Cinquième partie de l'Essentiel "Eléments pour une rencontre de la Sociologie et de l'Economie" qui fait suite à la Grande Leçon "La sociologie peut-elle aider à comprendre l'économie ? - La négociation".

Les auteurs vous proposent de rencontrer Olgierd Kuty, Jean-François Orianne et Christophe Dubois, tous trois sociologues, pour aborder la question de la négociation contemporaine, au moment même où il est question de souffrance au travail, de stress, de violence au travail, de licenciements massifs ou d'exclusion.

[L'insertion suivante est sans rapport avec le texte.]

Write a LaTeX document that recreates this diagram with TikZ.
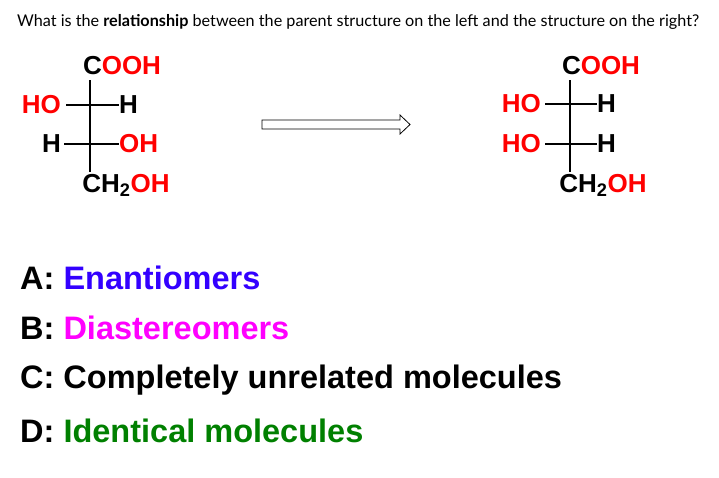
\documentclass[tikz,border=0pt]{standalone}
\usepackage{fontspec}
\setmainfont{Liberation Sans}
\newfontfamily\latofont{Lato}
\usetikzlibrary{arrows.meta}
\definecolor{ored}{RGB}{255,0,0}
\definecolor{ablue}{RGB}{51,0,255}
\definecolor{amag}{RGB}{255,0,255}
\definecolor{agreen}{RGB}{0,128,0}
\tikzset{x=1pt,y=-1pt,
 chem/.style={font=\fontsize{26}{28}\selectfont\bfseries,inner sep=0pt},
 bond/.style={line width=2.2pt},
 ans/.style={font=\fontsize{32.5}{36}\selectfont\bfseries,anchor=west,inner sep=0pt}}
\begin{document}
\begin{tikzpicture}
\useasboundingbox (0,0) rectangle (719,477);
\node[anchor=west,inner sep=0pt,font=\latofont\fontsize{16.2}{18}\selectfont] (q) at (17,22) {What is the \textbf{relationship} between the parent structure on the left and the structure on the right?};
% left
\coordinate (lt) at (90,80); \coordinate (lb) at (90,172);
\node[chem] (lc) at (122,66) {C\textcolor{ored}{OOH}};
\node[chem,anchor=east] (lho) at (61,105) {\textcolor{ored}{HO}};
\node[chem,anchor=west] (lh1) at (119,105) {H};
\node[chem,anchor=east] (lh2) at (61,144) {H};
\node[chem,anchor=west] (loh) at (119,144) {\textcolor{ored}{OH}};
\node[chem] (lch) at (126,185) {CH$_{\mathbf 2}$\textcolor{ored}{OH}};
\draw[bond] (lt) -- (lb);
\draw[bond] (lho.east) ++(5,0) -- (lh1.west);
\draw[bond] (lh2.east) ++(3,0) -- (loh.west);
% arrow
\draw[line width=0.8pt] (262,120) -- (400,120) -- (400,115) -- (410,124.5) -- (400,134) -- (400,129) -- (262,129) -- cycle;
% right
\coordinate (rt) at (570,80); \coordinate (rb) at (570,172);
\node[chem] (rc) at (601,66) {C\textcolor{ored}{OOH}};
\node[chem,anchor=east] (rho1) at (541,104) {\textcolor{ored}{HO}};
\node[chem,anchor=west] (rh1) at (597,104) {H};
\node[chem,anchor=east] (rho2) at (541,144) {\textcolor{ored}{HO}};
\node[chem,anchor=west] (rh2) at (597,144) {H};
\node[chem] (rch) at (603,185) {CH$_{\mathbf 2}$\textcolor{ored}{OH}};
\draw[bond] (rt) -- (rb);
\draw[bond] (rho1.east) ++(4,0) -- (rh1.west);
\draw[bond] (rho2.east) ++(4,0) -- (rh2.west);
% answers
\node[ans] (a) at (20,278) {A: \textcolor{ablue}{Enantiomers}};
\node[ans] (b) at (20,328) {B: \textcolor{amag}{Diastereomers}};
\node[ans] (c) at (20,380) {C: Completely unrelated molecules};
\node[ans] (d) at (20,431) {D: \textcolor{agreen}{Identical molecules}};
\end{tikzpicture}
\end{document}
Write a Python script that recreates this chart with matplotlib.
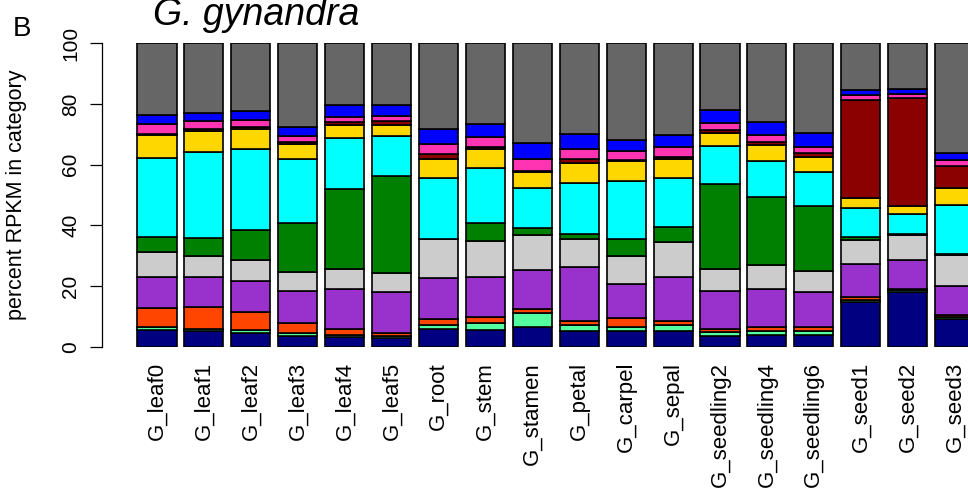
import matplotlib
matplotlib.use("Agg")
import matplotlib.pyplot as plt
import numpy as np

plt.rcParams["font.family"] = ["Liberation Sans", "DejaVu Sans"]

samples = ["G_leaf0", "G_leaf1", "G_leaf2", "G_leaf3", "G_leaf4", "G_leaf5",
           "G_root", "G_stem", "G_stamen", "G_petal", "G_carpel", "G_sepal",
           "G_seedling2", "G_seedling4", "G_seedling6", "G_seed1", "G_seed2", "G_seed3"]

# percent of RPKM per functional category, stacked bottom -> top
cat01 = [5.5, 5.1, 4.6, 3.4, 3.2, 2.9, 5.9, 5.5, 6.6, 5.3, 5.1, 5.1, 3.4, 4.0, 4.0, 14.6, 18.0, 9.2]
cat02 = [0.9, 0.7, 0.8, 1.0, 0.8, 0.7, 1.4, 2.3, 4.4, 2.0, 1.4, 1.9, 1.4, 1.3, 1.3, 0.7, 0.6, 0.5]
cat03 = [6.3, 7.4, 5.9, 3.4, 1.7, 0.8, 1.9, 2.0, 1.3, 1.3, 3.0, 1.4, 0.9, 1.3, 1.3, 1.0, 0.5, 0.6]
cat04 = [10.4, 9.8, 10.5, 10.7, 13.3, 13.6, 13.4, 13.3, 13.1, 17.7, 11.3, 14.7, 12.8, 12.3, 11.3, 11.0, 9.5, 9.8]
cat05 = [8.2, 6.9, 6.9, 6.0, 6.5, 6.4, 12.8, 11.6, 11.5, 9.3, 9.0, 11.5, 7.1, 7.9, 7.2, 7.9, 8.1, 10.2]
cat06 = [4.9, 5.9, 9.8, 16.4, 26.6, 31.9, 0.2, 6.1, 2.2, 1.5, 5.8, 4.9, 28.1, 22.5, 21.2, 1.0, 0.6, 0.4]
cat07 = [26.0, 28.4, 26.6, 20.9, 16.7, 13.2, 19.9, 18.0, 13.2, 17.0, 18.9, 16.2, 12.3, 12.0, 11.3, 9.5, 6.4, 16.1]
cat08 = [7.5, 7.0, 6.5, 5.0, 4.4, 3.5, 6.5, 6.5, 5.3, 6.4, 6.8, 6.1, 4.5, 5.3, 5.0, 3.3, 2.8, 5.5]
cat09 = [0.5, 0.6, 0.7, 0.8, 0.9, 1.3, 1.4, 0.6, 0.2, 1.5, 0.2, 0.6, 0.8, 0.8, 1.2, 32.3, 35.5, 7.4]
cat10 = [3.2, 2.5, 2.5, 1.9, 1.7, 1.6, 3.3, 3.3, 4.2, 3.3, 3.1, 3.3, 2.4, 2.3, 2.1, 1.6, 1.4, 1.7]
cat11 = [3.0, 2.8, 2.8, 2.9, 3.7, 3.9, 5.2, 4.3, 5.3, 4.8, 3.4, 4.2, 4.2, 4.4, 4.5, 1.8, 1.7, 2.3]
cat12 = [23.6, 22.9, 22.4, 27.6, 20.5, 20.2, 28.1, 26.5, 32.7, 29.9, 32.0, 30.1, 22.1, 25.9, 29.6, 15.3, 14.9, 36.3]

series = [cat01, cat02, cat03, cat04, cat05, cat06, cat07, cat08, cat09, cat10, cat11, cat12]
colors = ["#000080", "#54FF9F", "#FF4500", "#9932CC", "#CCCCCC", "#008000",
          "#00FFFF", "#FFD700", "#8B0000", "#FF34B3", "#0000FF", "#666666"]

W, H = 968, 495
fig = plt.figure(figsize=(W / 100, H / 100), dpi=100)

# R-style barplot coordinates: width 1, gap 0.2
x0_px, px_per_unit = 129.6, 39.1
y0_px, y100_px = 346.7, 43.3
ax = fig.add_axes([x0_px / W, (H - y0_px) / H, 21.6 * px_per_unit / W, (y0_px - y100_px) / H])

n = len(samples)
centers = 0.7 + 1.2 * np.arange(n)
bottom = np.zeros(n)
for vals, col in zip(series, colors):
    v = np.array(vals)
    ax.bar(centers, v, width=1.0, bottom=bottom, color=col,
           edgecolor="black", linewidth=1.2)
    bottom += v

ax.set_xlim(0, 21.6)
ax.set_ylim(0, 100)

for s in ["top", "right", "bottom"]:
    ax.spines[s].set_visible(False)
ax.spines["left"].set_position(("outward", 20))
ax.spines["left"].set_bounds(0, 100)
ax.spines["left"].set_linewidth(0.9)

ax.set_yticks([0, 20, 40, 60, 80, 100])
ax.set_yticklabels(["0", "20", "40", "60", "80", "100"], rotation=90,
                   va="center", fontsize=15)
ax.tick_params(axis="y", length=8.5, width=0.9, pad=7)

ax.set_xticks(centers)
ax.set_xticklabels(samples, rotation=90, fontsize=16, va="top", ha="center")
ax.tick_params(axis="x", length=0, pad=11)

fig.text(17 / W, 1 - 195 / H, "percent RPKM in category", rotation=90,
         ha="center", va="center", fontsize=15.5)
fig.text(13 / W, 1 - 36 / H, "B", ha="left", va="baseline", fontsize=20)
fig.text(256 / W, 1 - 25 / H, "G. gynandra", ha="center", va="baseline",
         fontsize=27, style="italic")

fig.savefig("out.png", dpi=100)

L'analyse de la négociation contemporaine (depuis les années 1980), appelée aussi post-fordiste ou post-taylorienne, révèle une tension entre deux pôles microsociologiques : négociation contrainte d'un part, coproduction normative (négociation des valeurs) d'autre part, qui révèlent deux états de la régulation autonome. Elle succède à la négociation des Trente Glorieuses (1945-1975), celle des arrangements stratégiques clandestins, que les concepts de Crozier ont aidé à comprendre comme tournant autour d'une règle taylorienne. Aujourd'hui il faut approfondir davantage l'analyse dans deux directions : tout d'abord, le niveau institutionnel (méso) et son articulation au niveau micro; ensuite le monde des acteurs de la régulation de contrôle et la complexité de leurs relations internes, face à la régulation autonome.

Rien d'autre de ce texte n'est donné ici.